───── Input data ─────

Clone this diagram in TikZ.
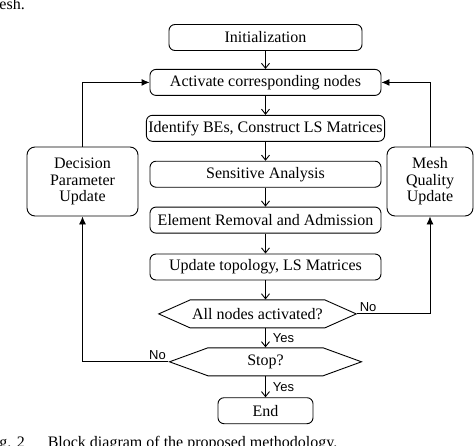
\documentclass[tikz,border=0pt]{standalone}
\usepackage{fontspec}
\setmainfont{Liberation Serif}
\newfontfamily\lblfont{Liberation Sans}
\usetikzlibrary{positioning,arrows.meta,shapes.symbols}

\begin{document}
\begin{tikzpicture}[
  x=1pt,y=1pt,
  line width=0.9pt,
  font=\fontsize{16}{16.5}\selectfont,
  node distance=19pt,
  b/.style={draw,rounded corners=6pt,align=center,minimum width=231pt,minimum height=26pt,inner ysep=2pt},
  s/.style={draw,rounded corners=8pt,align=center,minimum height=69pt,inner xsep=3pt},
  q/.style={draw,signal,signal to=west and east,minimum width=192pt,minimum height=28pt,inner xsep=2pt,inner ysep=2pt},
  a/.style={-{Straight Barb[length=5pt,width=8pt]}},
  l/.style={-{Latex[length=8pt,width=7pt]}},
  lab/.style={font=\lblfont\fontsize{13}{13}\selectfont,inner sep=2pt},
]
  \useasboundingbox (0,0) rectangle (474,-445);

  \node[b,minimum width=193pt] (init) at (265.5,-37.5) {Initialization};
  \node[b,below=18pt of init] (act) {Activate corresponding nodes};
  \node[b,below=of act,inner xsep=2pt] (ident) {Identify BEs, Construct LS Matrices};
  \node[b,below=of ident] (sens) {Sensitive Analysis};
  \node[b,below=of sens]  (elem) {Element Removal and Admission};
  \node[b,below=20pt of elem] (upd) {Update topology, LS Matrices};
  \node[q,signal pointer angle=48,below=of upd,xshift=-8pt] (alln) {All nodes activated?};
  \node[q,signal pointer angle=40,below=of alln,xshift=8pt] (stop) {Stop?};
  \node[b,below=21pt of stop,minimum width=95pt] (end) {End};

  \node[s,minimum width=111pt] (dec)  at (82.5,-181.5) {Decision\\Parameter\\Update};
  \node[s,minimum width=86pt]  (mesh) at (430,-181.5)  {Mesh\\Quality\\Update};

  \draw[a] (init.south)--(act.north);
  \draw[a] (act.south)--(ident.north);
  \draw[a] (ident.south)--(sens.north);
  \draw[a] (sens.south)--(elem.north);
  \draw[a] (elem.south)--(upd.north);
  \draw[a] (upd.south)--(upd.south |- alln.north);
  \draw[a] (stop.north |- alln.south)--(stop.north) node[lab,midway,right=5pt] {Yes};
  \draw[a] (stop.south)--(end.north) node[lab,midway,right=5pt] {Yes};

  % feedback loops
  \draw[l] (stop.west) node[lab,above left] {No} -| (dec.south);
  \draw[l] (dec.north) |- (act.west);
  \draw[l] (alln.east) node[lab,above right] {No} -| (mesh.south);
  \draw[l] (mesh.north) |- (act.east);

  \node[anchor=base west,inner sep=0] (top) at (-1,-9) {esh.};
  \node[anchor=base west,inner sep=0] (cap) at (-1,-447) {g. 2\hspace{23pt}Block diagram of the proposed methodology.};
\end{tikzpicture}
\end{document}
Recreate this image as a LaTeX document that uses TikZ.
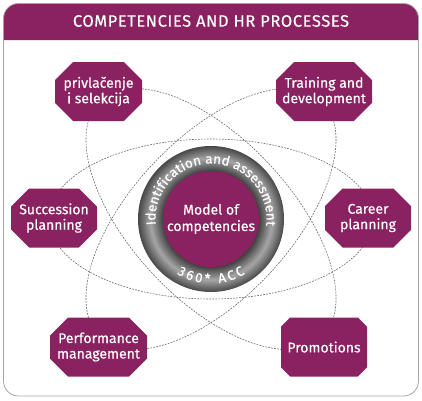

─────

# Task to complete:
Reproduce all of the entries word for word, skipping any pictures they hold.

# The reply:
Clone this diagram in TikZ.
\documentclass[tikz,border=0pt]{standalone}
\usepackage{fontspec}
\setmainfont{Liberation Serif}
\newfontfamily\lblfont{Liberation Sans}
\usetikzlibrary{positioning,arrows.meta,shapes.symbols}

\begin{document}
\begin{tikzpicture}[
  x=1pt,y=1pt,
  line width=0.9pt,
  font=\fontsize{16}{16.5}\selectfont,
  node distance=19pt,
  b/.style={draw,rounded corners=6pt,align=center,minimum width=231pt,minimum height=26pt,inner ysep=2pt},
  s/.style={draw,rounded corners=8pt,align=center,minimum height=69pt,inner xsep=3pt},
  q/.style={draw,signal,signal to=west and east,minimum width=192pt,minimum height=28pt,inner xsep=2pt,inner ysep=2pt},
  a/.style={-{Straight Barb[length=5pt,width=8pt]}},
  l/.style={-{Latex[length=8pt,width=7pt]}},
  lab/.style={font=\lblfont\fontsize{13}{13}\selectfont,inner sep=2pt},
]
  \useasboundingbox (0,0) rectangle (474,-445);

  \node[b,minimum width=193pt] (init) at (265.5,-37.5) {Initialization};
  \node[b,below=18pt of init] (act) {Activate corresponding nodes};
  \node[b,below=of act,inner xsep=2pt] (ident) {Identify BEs, Construct LS Matrices};
  \node[b,below=of ident] (sens) {Sensitive Analysis};
  \node[b,below=of sens]  (elem) {Element Removal and Admission};
  \node[b,below=20pt of elem] (upd) {Update topology, LS Matrices};
  \node[q,signal pointer angle=48,below=of upd,xshift=-8pt] (alln) {All nodes activated?};
  \node[q,signal pointer angle=40,below=of alln,xshift=8pt] (stop) {Stop?};
  \node[b,below=21pt of stop,minimum width=95pt] (end) {End};

  \node[s,minimum width=111pt] (dec)  at (82.5,-181.5) {Decision\\Parameter\\Update};
  \node[s,minimum width=86pt]  (mesh) at (430,-181.5)  {Mesh\\Quality\\Update};

  \draw[a] (init.south)--(act.north);
  \draw[a] (act.south)--(ident.north);
  \draw[a] (ident.south)--(sens.north);
  \draw[a] (sens.south)--(elem.north);
  \draw[a] (elem.south)--(upd.north);
  \draw[a] (upd.south)--(upd.south |- alln.north);
  \draw[a] (stop.north |- alln.south)--(stop.north) node[lab,midway,right=5pt] {Yes};
  \draw[a] (stop.south)--(end.north) node[lab,midway,right=5pt] {Yes};

  % feedback loops
  \draw[l] (stop.west) node[lab,above left] {No} -| (dec.south);
  \draw[l] (dec.north) |- (act.west);
  \draw[l] (alln.east) node[lab,above right] {No} -| (mesh.south);
  \draw[l] (mesh.north) |- (act.east);

  \node[anchor=base west,inner sep=0] (top) at (-1,-9) {esh.};
  \node[anchor=base west,inner sep=0] (cap) at (-1,-447) {g. 2\hspace{23pt}Block diagram of the proposed methodology.};
\end{tikzpicture}
\end{document}
Recreate this image as a LaTeX document that uses TikZ.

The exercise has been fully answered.